I can tell you that event caught the Soviets attention in Geneva where I led our negotiations on SDI-related matters between 1985 and 1990, especially the SDI efforts to build space-based defenses. The Soviets certainly understood the potential effectiveness of the programs we were pursuing even if many of our alleged experts did not—and apparently still do not.

Bottom Line:

Space-based defenses would be by far the most cost-effective way to provide a global defense against ballistic missiles of all but very short range ballistic missiles. The development of such systems has been ignored deliberately for over two decades—and the technology that enabled the SDI plans of the late 1980s and early 1990s has been ignored. This mistake should be rectified as soon as possible, if we want truly cost effective BMD systems.

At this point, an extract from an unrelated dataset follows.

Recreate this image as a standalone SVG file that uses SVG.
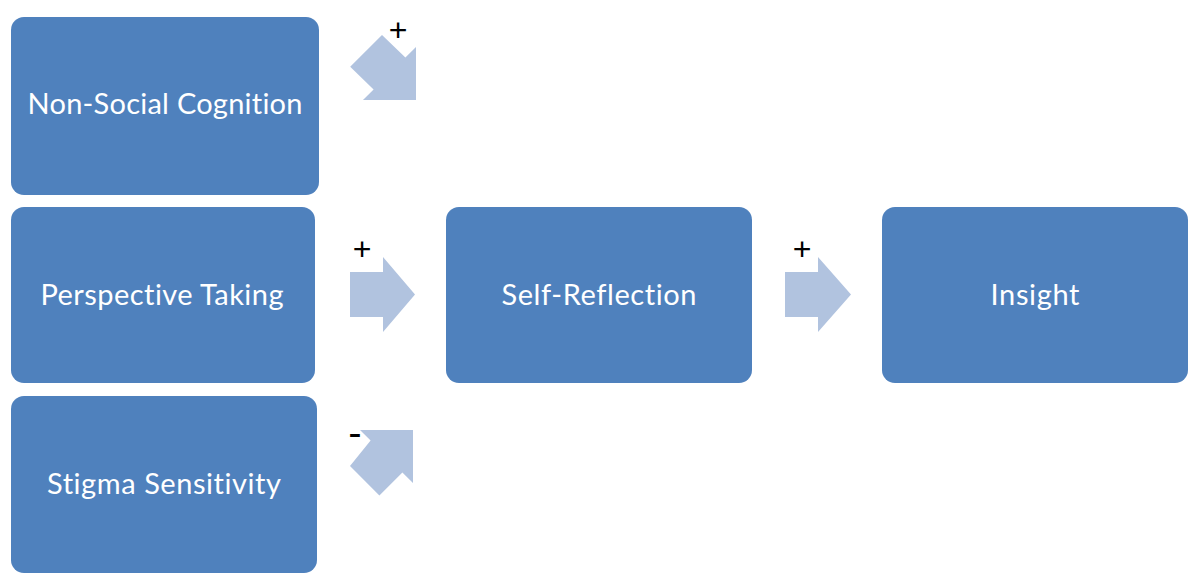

That’s my view. Let the debate begin!

Near Term High Frontier Plans.

High Frontier will continue to advocate the most cost effective BMD systems that the powers that be will permit.

In particular, we will press the powers that be to provide technology to enable light weight kinetic kill vehicles for the Aegis BMD system—to give the existing Standard Missile-3 (SM-3) higher burnout velocities and greater intercept range capability—whether at sea or in an Aegis Ashore configuration.

And we will urge the powers that be to revive a serious program to develop and deploy an effective space-based interceptor program.

As time may be running out for effective U.S. action, we will continue to inform all who will listen about the existential EMP threat and how to counter it.